Artist Anthony McCoy (Yahya Abdul-Mateen II) has all the trappings of success in his life, including a beautiful and gifted art curator girlfriend, Brianna (Teyonah Parris), and a luxurious condo in a recently gentrified Chicago neighborhood. However, he is creatively blocked, still going over the same themes and visual motifs he utilized in his breakout solo show years ago. Egged on by his white art patron, Clive (Brian King — and that character name cannot be coincidental), Anthony stumbles across the local legend of the Candyman, the hook-handed ghost of a black man unjustly killed by police, and begins to incorporate the story into his paintings. But the Candyman’s story is older and more complex than he suspects, and his own connection to the specter much more intimate.
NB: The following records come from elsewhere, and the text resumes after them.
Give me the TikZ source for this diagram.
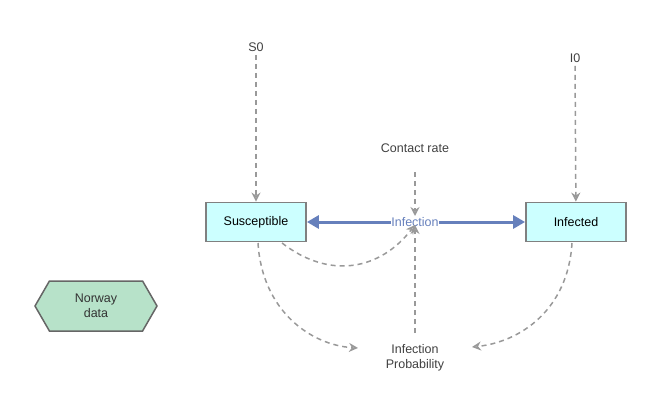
\documentclass[tikz,border=0pt]{standalone}
\usepackage{fontspec}
\setmainfont{Liberation Sans}
\usetikzlibrary{arrows.meta,shapes.symbols}
\definecolor{flowblue}{RGB}{102,128,188}
\definecolor{stockfill}{RGB}{204,255,255}
\definecolor{datafill}{RGB}{183,226,201}
\tikzset{
  stock/.style={draw=black!50, line width=1.8pt, fill=stockfill, minimum width=100pt, minimum height=39pt},
  var/.style={text=black!75, align=center},
  link/.style={draw=black!40, line width=1.5pt, dash pattern=on 5pt off 4pt, -{Stealth[open,length=9pt,width=9pt]}},
  flow/.style={draw=flowblue, line width=3pt, -{Triangle[length=12pt,width=13pt]}}
}
\begin{document}
\begin{tikzpicture}[x=1pt,y=-1pt,font=\fontsize{12.5}{15}\selectfont]
\useasboundingbox (0,0) rectangle (670,404);
\node[var] (s0) at (256,47) {S0};
\node[var] (i0) at (575,58) {I0};
\node[var] (cr) at (415,148) {Contact rate};
\node[stock] (sus) at (256,222) {Susceptible};
\node[stock] (inf) at (576,222) {Infected};
\node[var, text=flowblue, inner sep=0pt] (infl) at (415,222) {Infection};
\node[var] (ip) at (415,358) {Infection\\Probability};
\node[draw=black!60, line width=1.5pt, fill=datafill, align=center,
  signal, signal to=west and east, signal pointer angle=120, minimum width=122pt, minimum height=50pt,
  text=black!80] (nd) at (96,306) {Norway\\data};
\coordinate (hub) at (415,225);
\draw[flow] (infl) -- (sus);
\draw[flow] (infl) -- (inf);
\draw[link] (s0) -- (sus);
\draw[link] (i0) -- (inf);
\draw[link] (415,172) -- (415,216);
\draw[link] (415,333) -- (hub);
\draw[link] (282,243) .. controls (330,280) and (380,270) .. (hub);
\draw[link] (258,243) .. controls (262,310) and (310,345) .. (358,348);
\draw[link] (572,243) .. controls (568,310) and (520,342) .. (472,347);
\end{tikzpicture}
\end{document}
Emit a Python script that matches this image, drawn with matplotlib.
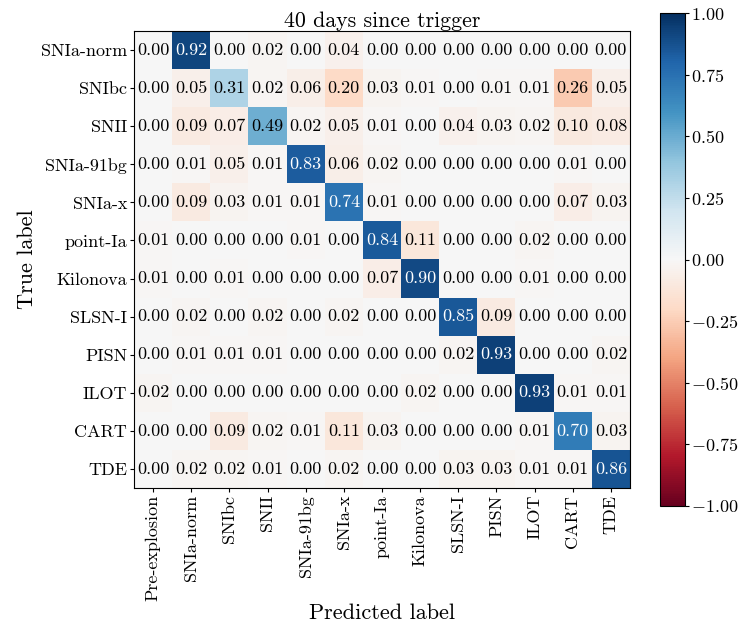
import numpy as np
import matplotlib
matplotlib.use('Agg')
import matplotlib.pyplot as plt

plt.rcParams['font.family'] = 'serif'
plt.rcParams['font.serif'] = ['cmr10', 'DejaVu Serif']
plt.rcParams['mathtext.fontset'] = 'cm'
plt.rcParams['axes.formatter.use_mathtext'] = True

true_labels = ['SNIa-norm', 'SNIbc', 'SNII', 'SNIa-91bg', 'SNIa-x', 'point-Ia',
               'Kilonova', 'SLSN-I', 'PISN', 'ILOT', 'CART', 'TDE']
pred_labels = ['Pre-explosion'] + true_labels
title = '40 days since trigger'

# rows: true class, columns: predicted class (first column is Pre-explosion)
cm = np.array([
    [0.00, 0.92, 0.00, 0.02, 0.00, 0.04, 0.00, 0.00, 0.00, 0.00, 0.00, 0.00, 0.00],
    [0.00, 0.05, 0.31, 0.02, 0.06, 0.20, 0.03, 0.01, 0.00, 0.01, 0.01, 0.26, 0.05],
    [0.00, 0.09, 0.07, 0.49, 0.02, 0.05, 0.01, 0.00, 0.04, 0.03, 0.02, 0.10, 0.08],
    [0.00, 0.01, 0.05, 0.01, 0.83, 0.06, 0.02, 0.00, 0.00, 0.00, 0.00, 0.01, 0.00],
    [0.00, 0.09, 0.03, 0.01, 0.01, 0.74, 0.01, 0.00, 0.00, 0.00, 0.00, 0.07, 0.03],
    [0.01, 0.00, 0.00, 0.00, 0.01, 0.00, 0.84, 0.11, 0.00, 0.00, 0.02, 0.00, 0.00],
    [0.01, 0.00, 0.01, 0.00, 0.00, 0.00, 0.07, 0.90, 0.00, 0.00, 0.01, 0.00, 0.00],
    [0.00, 0.02, 0.00, 0.02, 0.00, 0.02, 0.00, 0.00, 0.85, 0.09, 0.00, 0.00, 0.00],
    [0.00, 0.01, 0.01, 0.01, 0.00, 0.00, 0.00, 0.00, 0.02, 0.93, 0.00, 0.00, 0.02],
    [0.02, 0.00, 0.00, 0.00, 0.00, 0.00, 0.00, 0.02, 0.00, 0.00, 0.93, 0.01, 0.01],
    [0.00, 0.00, 0.09, 0.02, 0.01, 0.11, 0.03, 0.00, 0.00, 0.00, 0.01, 0.70, 0.03],
    [0.00, 0.02, 0.02, 0.01, 0.00, 0.02, 0.00, 0.00, 0.03, 0.03, 0.01, 0.01, 0.86],
])

# correct predictions plotted positive (blue), misclassifications negative (red)
nrows, ncols = cm.shape
cm_plot = -cm.copy()
for i in range(nrows):
    cm_plot[i, i + 1] = cm[i, i + 1]

fig = plt.figure(figsize=(7.41, 6.26), dpi=100)
ax = fig.add_axes([134/741, 1 - 488/626, 496/741, 457/626])
cax = fig.add_axes([660/741, 1 - 506/626, 25/741, 493/626])

im = ax.imshow(cm_plot, cmap='RdBu', vmin=-1, vmax=1, aspect='auto',
               interpolation='nearest')
cb = fig.colorbar(im, cax=cax, ticks=[-1, -0.75, -0.5, -0.25, 0, 0.25, 0.5, 0.75, 1])
cb.ax.set_yticklabels(['$-1.00$', '$-0.75$', '$-0.50$', '$-0.25$', '$0.00$',
                       '$0.25$', '$0.50$', '$0.75$', '$1.00$'])
cb.ax.tick_params(labelsize=13, length=3, pad=1)

for i in range(nrows):
    for j in range(ncols):
        val = cm[i, j]
        ax.text(j, i, '{0:.2f}'.format(val), ha='center', va='center',
                fontsize=13, color='white' if val > 0.5 else 'black')

ax.set_xticks(np.arange(ncols))
ax.set_xticklabels(pred_labels, rotation=90, fontsize=13)
ax.set_yticks(np.arange(nrows))
ax.set_yticklabels(true_labels, fontsize=13)
ax.tick_params(length=3, pad=2)
ax.set_xlabel('Predicted label', fontsize=16, labelpad=2)
ax.set_ylabel('True label', fontsize=16, labelpad=3)
ax.set_title(title, fontsize=15.8, pad=3)

fig.savefig('out.png', dpi=100)
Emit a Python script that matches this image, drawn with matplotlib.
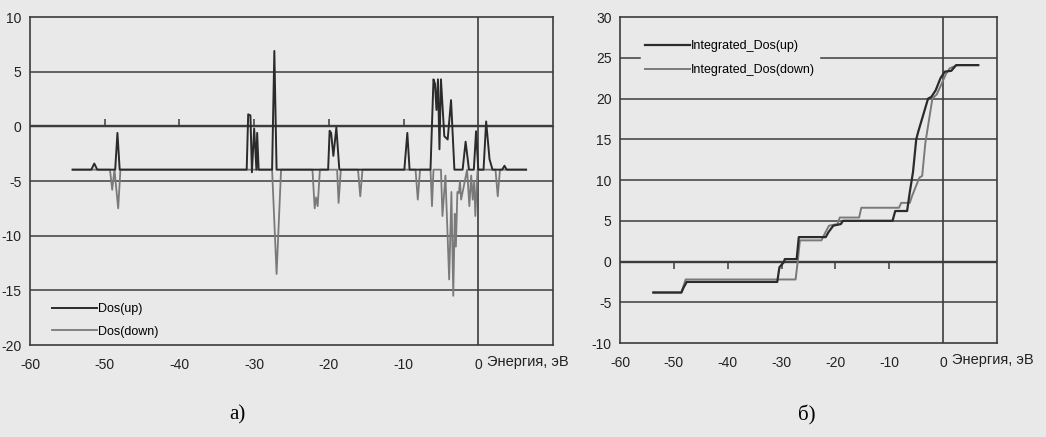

Directed by Nia DaCosta, Little Woods (2018), who co-wrote the screenplay with producer Jordan Peel and Win Rosenfeld, Candyman is a deeply interesting and challenging film. It is, of course, a long-lead sequel to Bernard Rose’s 1992 horror classic, which I wrote about here, smartly ignoring the (dreadful, on the whole) two prior sequels without entirely dismissing them. Reading DaCosta’s film only on that level, it’s a very satisfying horror movie. But the real meat of the matter requires digging deeper.